Linda Van Horn, RIP

The Beamers have lost one of our own, Rev. Linda Jane Van Horn, 53, this past week, due to a long-term autoimmune disease (lupus, for want of a better name) and its complications.  I knew Linda for 35 years, ever since we met as math majors in college.

She could be the Patron Saint of redshirts

She could be the Patron Saint of redshirts

Her lifepath took her to Duke divinity school and then to the ministry as a member of the Indiana conference of the United Methodist church.  She was the 4th woman ordained in the conference and served as a pastor for several parishes until her illness became disabling and shifted her to administrative duties while stationed in South Bend.  She was involved in AIDS ministry long before it was fashionable (as I liked to tell her).

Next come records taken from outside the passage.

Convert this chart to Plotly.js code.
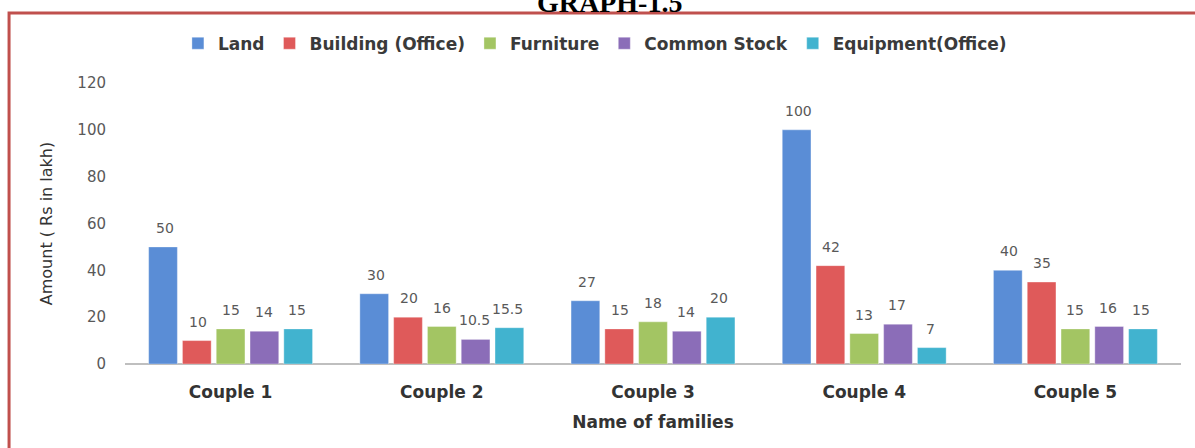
<!DOCTYPE html>
<html>
<head>
<meta charset="utf-8">
<script src="https://cdn.plot.ly/plotly-3.0.1.min.js"></script>
<style>html,body{margin:0;padding:0;background:#fff;}#chart{width:1195px;height:448px;}</style>
</head>
<body>
<div id="chart"></div>
<script>
const categories = ["Couple 1", "Couple 2", "Couple 3", "Couple 4", "Couple 5"];
const seriesNames = ["Land", "Building (Office)", "Furniture", "Common Stock", "Equipment(Office)"];
const land = [50, 30, 27, 100, 40];
const building = [10, 20, 15, 42, 35];
const furniture = [15, 16, 18, 13, 15];
const commonStock = [14, 10.5, 14, 17, 16];
const equipment = [15, 15.5, 20, 7, 15];
const yTicks = [0, 20, 40, 60, 80, 100, 120];
const colors = ["#5a8dd6", "#df5a5a", "#a3c563", "#8b6db8", "#41b3cf"];

const allSeries = [land, building, furniture, commonStock, equipment];
const traces = allSeries.map((vals, i) => ({
  type: "bar",
  name: seriesNames[i],
  x: categories,
  y: vals,
  marker: {
    color: colors[i],
    line: {color: "rgba(255,255,255,0.35)", width: 1}
  },
  hoverinfo: "x+y+name"
}));

// value labels above bars
const slot = 33; // px per bar slot within group
const annotations = [];
allSeries.forEach((vals, i) => {
  vals.forEach((v, j) => {
    annotations.push({
      x: categories[j], y: v, xref: "x", yref: "y",
      text: String(v), showarrow: false,
      xshift: (i - 2) * slot, yshift: 19, yanchor: "middle",
      font: {family: "DejaVu Sans", size: 14, color: "#595959"}
    });
  });
});
annotations.push({
  text: "<b>GRAPH-1.5</b>", xref: "paper", yref: "paper", x: 0.459, y: 1.224,
  xanchor: "center", yanchor: "bottom", showarrow: false,
  font: {family: "Liberation Serif", size: 28, color: "#000"}
});

const layout = {
  width: 1195, height: 448,
  margin: {l: 125, r: 14, t: 83, b: 84},
  paper_bgcolor: "#ffffff", plot_bgcolor: "#ffffff",
  barmode: "group", bargap: 0.2, bargroupgap: 0.15,
  font: {family: "DejaVu Sans", color: "#404040"},
  showlegend: true,
  legend: {
    orientation: "h", x: 0.445, xanchor: "center", y: 1.14, yanchor: "middle",
    font: {family: "DejaVu Sans", size: 17, color: "#3a3a3a", weight: "bold"},
    itemwidth: 30, bgcolor: "rgba(0,0,0,0)"
  },
  xaxis: {
    showgrid: false, zeroline: false, showline: false,
    ticks: "", ticklabelstandoff: 16,
    tickfont: {family: "DejaVu Sans", size: 17, color: "#333333", weight: "bold"},
    title: {text: "<b>Name of families</b>", font: {family: "DejaVu Sans", size: 17, color: "#333333"}, standoff: 15}
  },
  yaxis: {
    range: [0, 120], tickvals: yTicks, showgrid: false, zeroline: true,
    zerolinecolor: "#bfbfbf", zerolinewidth: 2, showline: false, ticks: "",
    ticklabelstandoff: 18,
    tickfont: {family: "DejaVu Sans", size: 15, color: "#595959"},
    title: {text: "Amount ( Rs in lakh)", font: {family: "DejaVu Sans", size: 16, color: "#333333"}, standoff: 20}
  },
  annotations: annotations,
  shapes: [
    {type: "rect", xref: "paper", yref: "paper", x0: -0.1098, x1: 1.03, y0: -0.32, y1: 1.249,
     line: {color: "#c0504d", width: 3}, layer: "above"}
  ]
};

Plotly.newPlot("chart", traces, layout, {displayModeBar: false, staticPlot: true});
</script>
</body>
</html>
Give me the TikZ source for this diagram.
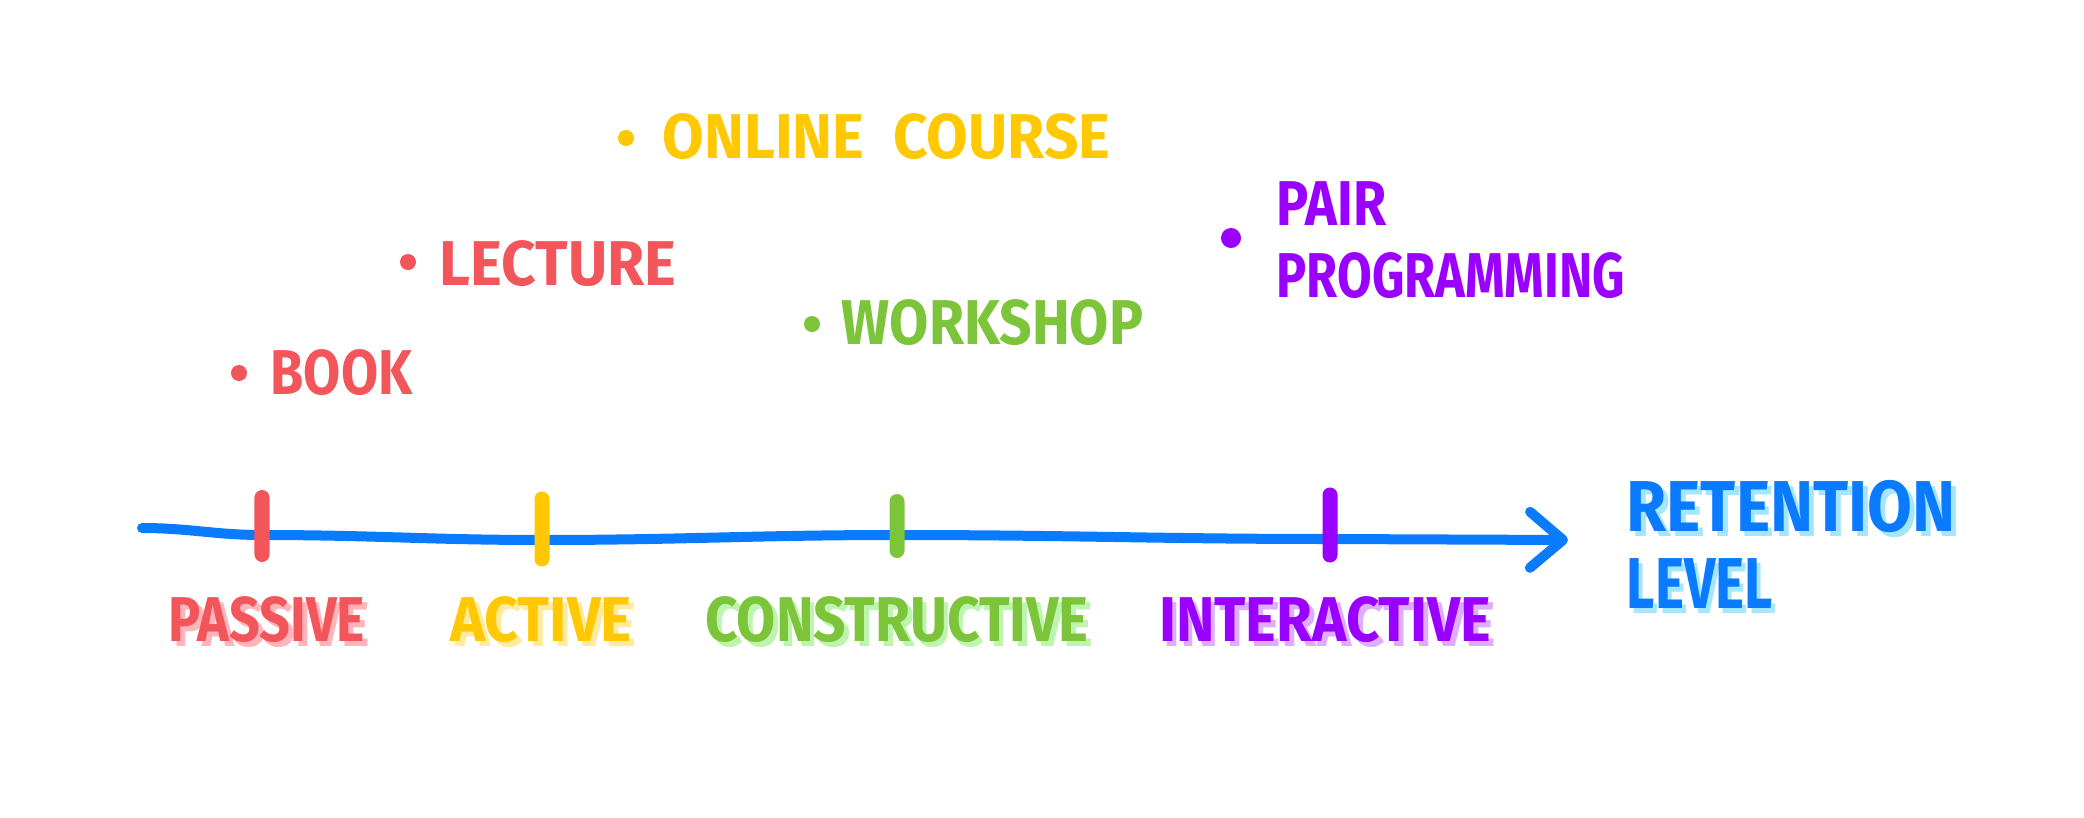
\documentclass[tikz,border=0pt]{standalone}
\usepackage{fontspec}
\usepackage{graphicx}
\usetikzlibrary{arrows.meta}

\newfontfamily\handfont[FakeStretch=0.85]{Fira Sans}

\definecolor{passivered}{HTML}{F2555A}
\definecolor{activeyellow}{HTML}{FFC800}
\definecolor{constructgreen}{HTML}{7CC43A}
\definecolor{interpurple}{HTML}{9A00FF}
\definecolor{retblue}{HTML}{0A7BFF}
\definecolor{passivelight}{HTML}{FFB5BA}
\definecolor{activelight}{HTML}{FFEAA0}
\definecolor{constructlight}{HTML}{BDF5AE}
\definecolor{interlight}{HTML}{DDAEFF}
\definecolor{retlight}{HTML}{A5E6FF}

% text with a light copy set a little down and right
\newcommand{\shadowed}[2]{\makebox[0pt][l]{\hspace{1.3pt}\raisebox{-1.3pt}{\textcolor{#1}{#2}}}#2}
\newcommand{\widen}[2]{\scalebox{#1}[1]{#2}}

\begin{document}
\begin{tikzpicture}[x=0.01cm,y=-0.01cm]
    \tikzstyle{tickbar} = [rectangle, rounded corners=0.075cm, minimum width=0.15cm,
    inner sep=0pt]
    \tikzstyle{bullet} = [circle, inner sep=0pt, minimum size=0.16cm]
    \tikzstyle{item} = [anchor=west, inner sep=0pt, align=left,
    font=\handfont\bfseries\fontsize{18}{20.7}\selectfont]
    \tikzstyle{stage} = [inner sep=0pt,
    font=\handfont\bfseries\fontsize{18}{20}\selectfont]

    \useasboundingbox (0,0) rectangle (2084,818);

    % axis
    \coordinate (start) at (142,528);
    \coordinate (end) at (1568,540);
    \draw [retblue, line width=0.1cm, line cap=round,
    -{Straight Barb[length=0.33cm, width=0.56cm, line width=0.1cm, round]}]
    (start) to[out=0,in=180] (262,535) to[out=0,in=180] (541,540)
    to[out=0,in=180] (897,535) to[out=0,in=180] (1330,539) -- (end);

    \draw
    (262,526) node [tickbar, fill=passivered, minimum height=0.72cm] (tp) {}
    (542,529) node [tickbar, fill=activeyellow, minimum height=0.75cm] (ta) {}
    (897,526) node [tickbar, fill=constructgreen, minimum height=0.64cm] (tc) {}
    (1330,525) node [tickbar, fill=interpurple, minimum height=0.75cm] (ti) {}

    (267,622) node [stage, passivered] (passive) {\shadowed{passivelight}{PASSIVE}}
    (541,622) node [stage, activeyellow] (active)
    {\widen{1.1}{\shadowed{activelight}{ACTIVE}}}
    (897,622) node [stage, constructgreen] (constructive)
    {\widen{1.055}{\shadowed{constructlight}{CONSTRUCTIVE}}}
    (1325,622) node [stage, interpurple] (interactive)
    {\widen{1.08}{\shadowed{interlight}{INTERACTIVE}}}

    (1626,547) node [item, retblue, font=\handfont\bfseries\fontsize{20.5}{22}\selectfont] (retention)
    {\widen{1.06}{\shadowed{retlight}{RETENTION}}\\\widen{0.9}{\shadowed{retlight}{LEVEL}}}
;

    % examples
    \draw
    (239,373) node [bullet, fill=passivered] (b1) {}
    (270,373) node [item, passivered] (book) {BOOK}
    (408,262) node [bullet, fill=passivered] (b2) {}
    (439,264) node [item, passivered] (lecture) {\widen{1.12}{LECTURE}}
    (626,138) node [bullet, fill=activeyellow] (b3) {}
    (662,137) node [item, activeyellow] (online) {\widen{1.12}{ONLINE\ \ COURSE}}
    (812,324) node [bullet, fill=constructgreen] (b4) {}
    (841,323) node [item, constructgreen] (workshop) {\widen{1.056}{WORKSHOP}}
    (1231,238) node [bullet, fill=interpurple, minimum size=0.2cm] (b5) {}
    (1276,240) node [item, interpurple] (pair) {PAIR\\\widen{0.935}{PROGRAMMING}}
;

  \end{tikzpicture}
\end{document}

Linda joined the Beamers “under duress”, as a penance for having dropped out of contact with me and then surreptitiously moving back home to Lyndhurst, NJ.  (Her Indiana friends laughed at the thought of Linda being “punished” by being made to  read science fiction and talk about it.)  She started attending meetings in 2009 and continued with regular attendance (aside from her annual Florida trip in February/March) until her illness forced her into a 3-month hospitalization that ended with her death.  She also was kind enough to take the meeting notes during my occasional absences and was published twice on our blog, once covering Galileo’s Dream and once for Clark Ashton Smith.

Linda was most fond of Kage Baker, another sf/f person who left us too soon.  Getting her an Advanced Readers Copy of The Best of Kage Baker won me serious points with Linda.  She also liked Philip Jose Farmer, a writer who united a strong “pulp” sensibility with contemporary literary skills and attitudes (e.g., a bit more mature and “adult” than the old euphemized stories of the original pulps).  She had a keen interest in matters of religion and spirituality, too, in her reading, and often examined worldbuilding in novels through the lens of beliefs and ecclesiastical matters.  Which is probably not a surprise for a person whose Master’s thesis was an examination of the latter chapters of the Book of Daniel that include the “Bel and the Dragon” episode.

Linda enjoyed visual works like comics, TV, and film genre offerings, too, being a devoted fan of Star Trek (her Indiana friends marvel still about her Xmas tree decorated entirely in Trek-abilia) and Doctor Who.  One of her last regrets was entering the hospital the day before the Doctor Who season-final episodes started to air in March.

Older movies of any genre (though perhaps musicals most of all) were also her passion, and nothing beat seeing Singing in the Rain on the “big screen” during its theatrical re-release last year (newly digitized and with commentary and interview of Debbie Reynolds), especially when she noticed that a key plot point in the movie happens on March 24 (her birthday).

And now, of course, with her passing, I am hoist by my own petard, as I must read everything twice, once for myself and once for Linda, to get her perspective on things since I cannot get her opinions directly.  Be careful for what you pray, she would probably tell me.  I will miss her very, very much.